Description of the task.
Return the data exactly, with all pictures removed.

Data excerpt.

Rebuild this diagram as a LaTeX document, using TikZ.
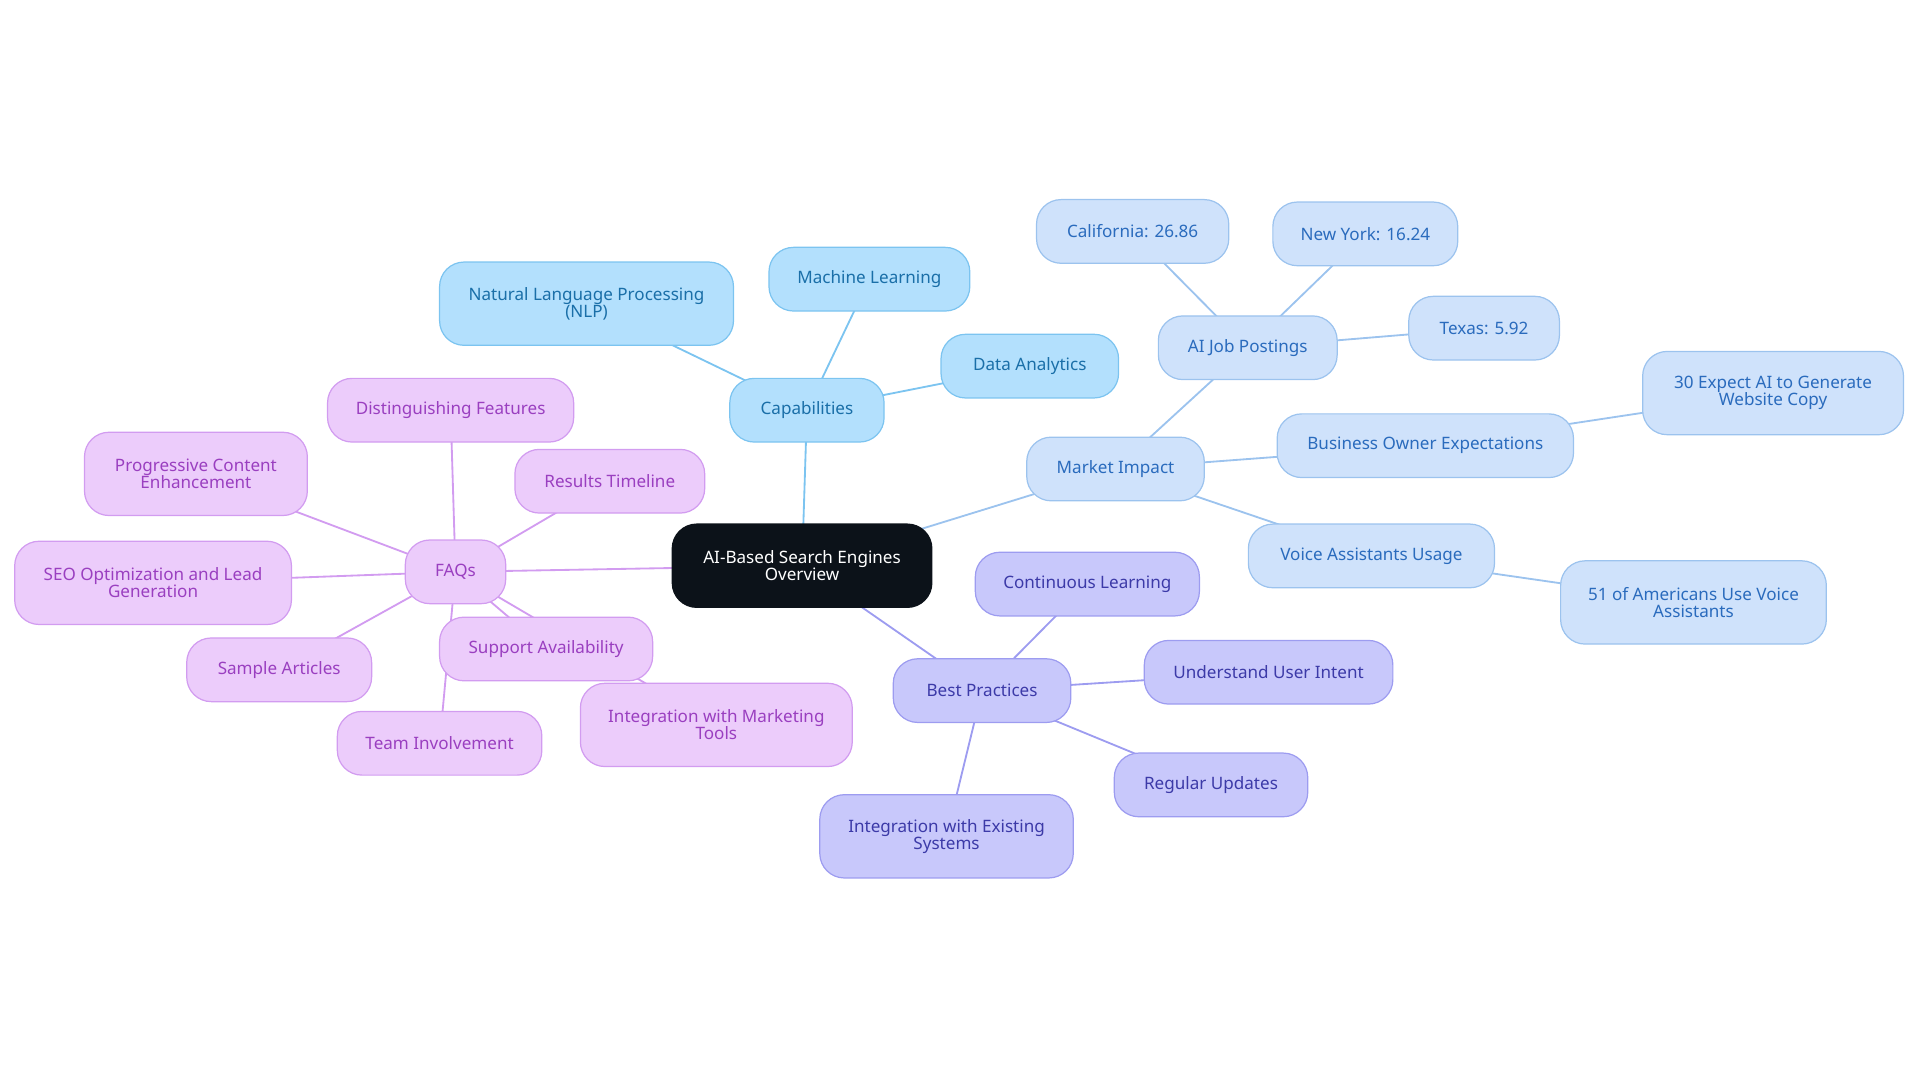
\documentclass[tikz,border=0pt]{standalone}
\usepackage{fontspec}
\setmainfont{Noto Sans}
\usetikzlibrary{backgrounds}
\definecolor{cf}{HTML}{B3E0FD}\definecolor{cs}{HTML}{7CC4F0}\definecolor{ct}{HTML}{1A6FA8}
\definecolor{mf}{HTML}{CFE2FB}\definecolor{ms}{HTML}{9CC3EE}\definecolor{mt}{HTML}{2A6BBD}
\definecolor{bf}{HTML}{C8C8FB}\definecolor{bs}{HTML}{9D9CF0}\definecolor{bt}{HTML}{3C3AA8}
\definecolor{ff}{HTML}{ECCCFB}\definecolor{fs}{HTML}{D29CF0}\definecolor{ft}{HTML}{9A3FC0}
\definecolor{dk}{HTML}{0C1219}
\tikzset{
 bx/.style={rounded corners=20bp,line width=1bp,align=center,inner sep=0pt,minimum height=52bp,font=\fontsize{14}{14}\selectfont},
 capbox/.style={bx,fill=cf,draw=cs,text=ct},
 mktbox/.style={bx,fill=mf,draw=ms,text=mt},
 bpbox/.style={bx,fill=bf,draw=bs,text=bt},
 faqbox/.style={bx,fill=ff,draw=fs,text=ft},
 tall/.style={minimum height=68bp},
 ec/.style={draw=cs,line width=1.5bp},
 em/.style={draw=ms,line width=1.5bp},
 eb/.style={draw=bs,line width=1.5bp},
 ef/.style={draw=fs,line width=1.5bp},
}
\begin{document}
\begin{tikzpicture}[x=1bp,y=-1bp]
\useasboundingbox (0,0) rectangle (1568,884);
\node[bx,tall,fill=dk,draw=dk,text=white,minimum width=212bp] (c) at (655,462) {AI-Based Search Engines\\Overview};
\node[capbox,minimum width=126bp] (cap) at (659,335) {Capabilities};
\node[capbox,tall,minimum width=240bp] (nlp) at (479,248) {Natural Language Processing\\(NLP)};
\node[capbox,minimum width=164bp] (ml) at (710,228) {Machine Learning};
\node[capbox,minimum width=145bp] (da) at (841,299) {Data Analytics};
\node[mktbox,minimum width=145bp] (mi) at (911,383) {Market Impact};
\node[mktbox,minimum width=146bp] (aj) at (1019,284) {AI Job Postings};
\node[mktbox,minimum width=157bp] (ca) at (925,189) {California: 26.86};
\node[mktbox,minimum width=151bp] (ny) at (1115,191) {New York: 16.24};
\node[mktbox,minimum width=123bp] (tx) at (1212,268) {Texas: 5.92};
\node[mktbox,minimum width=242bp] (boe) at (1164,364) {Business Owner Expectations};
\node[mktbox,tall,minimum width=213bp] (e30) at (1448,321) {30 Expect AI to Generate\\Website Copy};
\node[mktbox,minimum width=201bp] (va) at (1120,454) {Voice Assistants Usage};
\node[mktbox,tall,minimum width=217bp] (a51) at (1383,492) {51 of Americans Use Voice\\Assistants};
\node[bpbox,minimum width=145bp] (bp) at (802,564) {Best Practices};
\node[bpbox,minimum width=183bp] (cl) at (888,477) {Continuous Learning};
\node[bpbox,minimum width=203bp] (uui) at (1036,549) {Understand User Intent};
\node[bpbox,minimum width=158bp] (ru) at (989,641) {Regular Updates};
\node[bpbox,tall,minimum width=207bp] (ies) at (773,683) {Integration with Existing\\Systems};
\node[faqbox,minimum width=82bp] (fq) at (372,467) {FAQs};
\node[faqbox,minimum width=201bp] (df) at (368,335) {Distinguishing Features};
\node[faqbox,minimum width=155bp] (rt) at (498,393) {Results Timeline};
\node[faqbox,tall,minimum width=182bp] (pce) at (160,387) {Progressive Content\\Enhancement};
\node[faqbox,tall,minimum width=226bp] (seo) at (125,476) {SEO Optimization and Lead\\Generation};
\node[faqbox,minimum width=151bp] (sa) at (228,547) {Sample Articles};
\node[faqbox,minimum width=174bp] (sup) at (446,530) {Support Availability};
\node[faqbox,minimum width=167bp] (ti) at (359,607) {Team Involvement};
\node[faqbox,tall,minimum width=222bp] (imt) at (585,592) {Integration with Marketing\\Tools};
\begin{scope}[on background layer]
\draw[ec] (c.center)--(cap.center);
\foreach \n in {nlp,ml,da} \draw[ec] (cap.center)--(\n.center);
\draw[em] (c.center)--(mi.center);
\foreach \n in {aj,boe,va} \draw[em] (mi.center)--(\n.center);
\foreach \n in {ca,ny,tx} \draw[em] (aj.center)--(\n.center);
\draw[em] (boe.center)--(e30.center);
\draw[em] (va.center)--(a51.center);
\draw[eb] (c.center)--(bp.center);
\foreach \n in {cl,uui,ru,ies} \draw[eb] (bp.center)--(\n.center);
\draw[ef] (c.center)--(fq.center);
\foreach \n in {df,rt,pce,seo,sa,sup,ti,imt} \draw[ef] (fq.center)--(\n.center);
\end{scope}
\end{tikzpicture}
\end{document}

Right answer.
Rebuild this diagram as a LaTeX document, using TikZ.
\documentclass[tikz,border=0pt]{standalone}
\usepackage{fontspec}
\setmainfont{Noto Sans}
\usetikzlibrary{backgrounds}
\definecolor{cf}{HTML}{B3E0FD}\definecolor{cs}{HTML}{7CC4F0}\definecolor{ct}{HTML}{1A6FA8}
\definecolor{mf}{HTML}{CFE2FB}\definecolor{ms}{HTML}{9CC3EE}\definecolor{mt}{HTML}{2A6BBD}
\definecolor{bf}{HTML}{C8C8FB}\definecolor{bs}{HTML}{9D9CF0}\definecolor{bt}{HTML}{3C3AA8}
\definecolor{ff}{HTML}{ECCCFB}\definecolor{fs}{HTML}{D29CF0}\definecolor{ft}{HTML}{9A3FC0}
\definecolor{dk}{HTML}{0C1219}
\tikzset{
 bx/.style={rounded corners=20bp,line width=1bp,align=center,inner sep=0pt,minimum height=52bp,font=\fontsize{14}{14}\selectfont},
 capbox/.style={bx,fill=cf,draw=cs,text=ct},
 mktbox/.style={bx,fill=mf,draw=ms,text=mt},
 bpbox/.style={bx,fill=bf,draw=bs,text=bt},
 faqbox/.style={bx,fill=ff,draw=fs,text=ft},
 tall/.style={minimum height=68bp},
 ec/.style={draw=cs,line width=1.5bp},
 em/.style={draw=ms,line width=1.5bp},
 eb/.style={draw=bs,line width=1.5bp},
 ef/.style={draw=fs,line width=1.5bp},
}
\begin{document}
\begin{tikzpicture}[x=1bp,y=-1bp]
\useasboundingbox (0,0) rectangle (1568,884);
\node[bx,tall,fill=dk,draw=dk,text=white,minimum width=212bp] (c) at (655,462) {AI-Based Search Engines\\Overview};
\node[capbox,minimum width=126bp] (cap) at (659,335) {Capabilities};
\node[capbox,tall,minimum width=240bp] (nlp) at (479,248) {Natural Language Processing\\(NLP)};
\node[capbox,minimum width=164bp] (ml) at (710,228) {Machine Learning};
\node[capbox,minimum width=145bp] (da) at (841,299) {Data Analytics};
\node[mktbox,minimum width=145bp] (mi) at (911,383) {Market Impact};
\node[mktbox,minimum width=146bp] (aj) at (1019,284) {AI Job Postings};
\node[mktbox,minimum width=157bp] (ca) at (925,189) {California: 26.86};
\node[mktbox,minimum width=151bp] (ny) at (1115,191) {New York: 16.24};
\node[mktbox,minimum width=123bp] (tx) at (1212,268) {Texas: 5.92};
\node[mktbox,minimum width=242bp] (boe) at (1164,364) {Business Owner Expectations};
\node[mktbox,tall,minimum width=213bp] (e30) at (1448,321) {30 Expect AI to Generate\\Website Copy};
\node[mktbox,minimum width=201bp] (va) at (1120,454) {Voice Assistants Usage};
\node[mktbox,tall,minimum width=217bp] (a51) at (1383,492) {51 of Americans Use Voice\\Assistants};
\node[bpbox,minimum width=145bp] (bp) at (802,564) {Best Practices};
\node[bpbox,minimum width=183bp] (cl) at (888,477) {Continuous Learning};
\node[bpbox,minimum width=203bp] (uui) at (1036,549) {Understand User Intent};
\node[bpbox,minimum width=158bp] (ru) at (989,641) {Regular Updates};
\node[bpbox,tall,minimum width=207bp] (ies) at (773,683) {Integration with Existing\\Systems};
\node[faqbox,minimum width=82bp] (fq) at (372,467) {FAQs};
\node[faqbox,minimum width=201bp] (df) at (368,335) {Distinguishing Features};
\node[faqbox,minimum width=155bp] (rt) at (498,393) {Results Timeline};
\node[faqbox,tall,minimum width=182bp] (pce) at (160,387) {Progressive Content\\Enhancement};
\node[faqbox,tall,minimum width=226bp] (seo) at (125,476) {SEO Optimization and Lead\\Generation};
\node[faqbox,minimum width=151bp] (sa) at (228,547) {Sample Articles};
\node[faqbox,minimum width=174bp] (sup) at (446,530) {Support Availability};
\node[faqbox,minimum width=167bp] (ti) at (359,607) {Team Involvement};
\node[faqbox,tall,minimum width=222bp] (imt) at (585,592) {Integration with Marketing\\Tools};
\begin{scope}[on background layer]
\draw[ec] (c.center)--(cap.center);
\foreach \n in {nlp,ml,da} \draw[ec] (cap.center)--(\n.center);
\draw[em] (c.center)--(mi.center);
\foreach \n in {aj,boe,va} \draw[em] (mi.center)--(\n.center);
\foreach \n in {ca,ny,tx} \draw[em] (aj.center)--(\n.center);
\draw[em] (boe.center)--(e30.center);
\draw[em] (va.center)--(a51.center);
\draw[eb] (c.center)--(bp.center);
\foreach \n in {cl,uui,ru,ies} \draw[eb] (bp.center)--(\n.center);
\draw[ef] (c.center)--(fq.center);
\foreach \n in {df,rt,pce,seo,sa,sup,ti,imt} \draw[ef] (fq.center)--(\n.center);
\end{scope}
\end{tikzpicture}
\end{document}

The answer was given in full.